Comprehensive Analysis
The following analysis projects West Fraser's growth potential through fiscal year 2035, with specific scenarios for the near-term (through FY2026), medium-term (through FY2029), and long-term. Projections are based on analyst consensus where available and supplemented by an independent model for longer-term views. For instance, analyst consensus projects a cyclical rebound with Revenue growth next 12 months: +15% (consensus) and EPS growth next 12 months: +150% (consensus) off a low base, assuming interest rates stabilize and housing starts recover moderately. Longer-term forecasts, such as a 5-year Revenue CAGR 2026–2030: +4% (model), assume a normalization of the housing cycle. All figures are based on calendar years unless otherwise noted.
The primary growth drivers for a wood products company like West Fraser are macroeconomic.

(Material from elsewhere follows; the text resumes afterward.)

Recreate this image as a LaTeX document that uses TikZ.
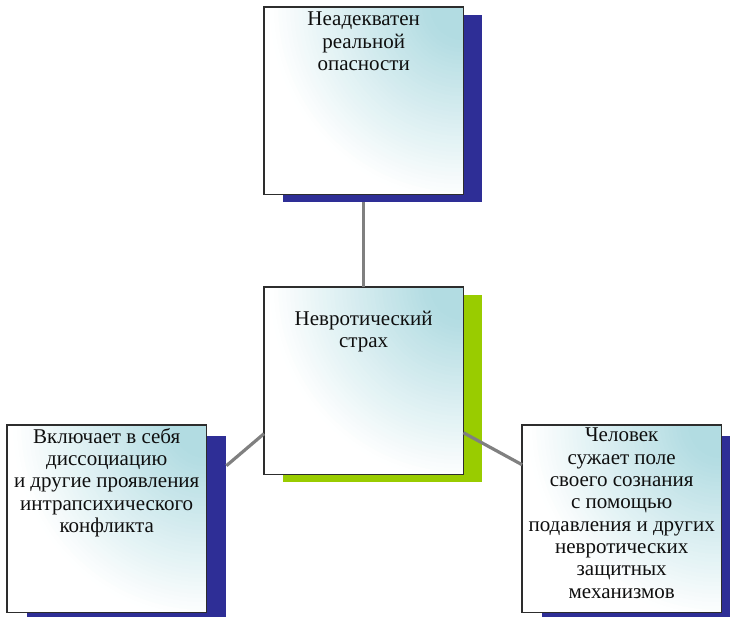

North American housing starts and repair & remodel (R&R) spending are the most critical factors, directly influencing demand for lumber and Oriented Strand Board (OSB). Commodity pricing for these products, which is notoriously volatile, acts as a massive lever on revenue and profitability. Beyond macro trends, growth can be driven by operational efficiencies, such as mill upgrades that lower production costs, and strategic capacity expansion, particularly in the fiber-rich U.S. South. Geographic diversification, like the company's European operations, can also provide a small hedge against a downturn in a single market.
Compared to its peers, West Fraser is positioned as a high-beta play on the housing market. Its growth is less stable than Weyerhaeuser's, which is supported by vast timberland assets, or Louisiana-Pacific's, which has successfully pivoted to high-margin branded siding. The primary opportunity for WFG is its immense scale, which could allow it to capture significant profits in a robust housing recovery. However, this is fraught with risks. A prolonged period of high interest rates could keep construction activity depressed, severely impacting WFG's earnings. Furthermore, ongoing timber supply challenges in British Columbia pose a risk to a portion of its production capacity, a headwind less severe for its U.S.-focused competitors.
In the near-term, a 1-year scenario (through 2026) sees a potential rebound. Our base case assumes Revenue growth of +15% (model) and EPS growth of +150% (model) as lumber prices recover from cyclical lows. A bull case, driven by faster-than-expected interest rate cuts, could see Revenue growth of +30%. Conversely, a bear case with persistent inflation could lead to Revenue growth of -10%. Over 3 years (through 2029), we project a base case Revenue CAGR of 5% (model), assuming a modest but sustained housing recovery. The most sensitive variable is the average realized price of lumber; a 10% increase in lumber prices could boost near-term EPS by over 40%. Key assumptions include U.S. housing starts recovering to a 1.4 million annualized rate (base case), stable R&R spending, and no major operational disruptions. These assumptions are moderately likely, but highly dependent on central bank policy.
Over the long term, growth prospects are moderate and cyclical. A 5-year scenario (through 2030) projects a Revenue CAGR of 3-4% (model), reflecting a mid-cycle housing market. Our 10-year outlook (through 2035) models a similar Revenue CAGR of 3% (model), driven primarily by population growth and the underlying long-term need for new housing in North America. The key long-duration sensitivity is the pace of adoption of wood-based construction in larger, multi-family, and light commercial buildings. A 5% increase in wood's share of this market could add 2% to WFG's long-term revenue CAGR. Our key assumptions are that North American housing demand will structurally remain around 1.3-1.5 million starts per year, there will be no disruptive technological changes to residential construction, and carbon policies will not dramatically alter timber harvesting rights. A bull case could see a 5% revenue CAGR if a significant housing deficit is addressed, while a bear case of 1% revenue CAGR could occur if high home prices and interest rates permanently lower household formation.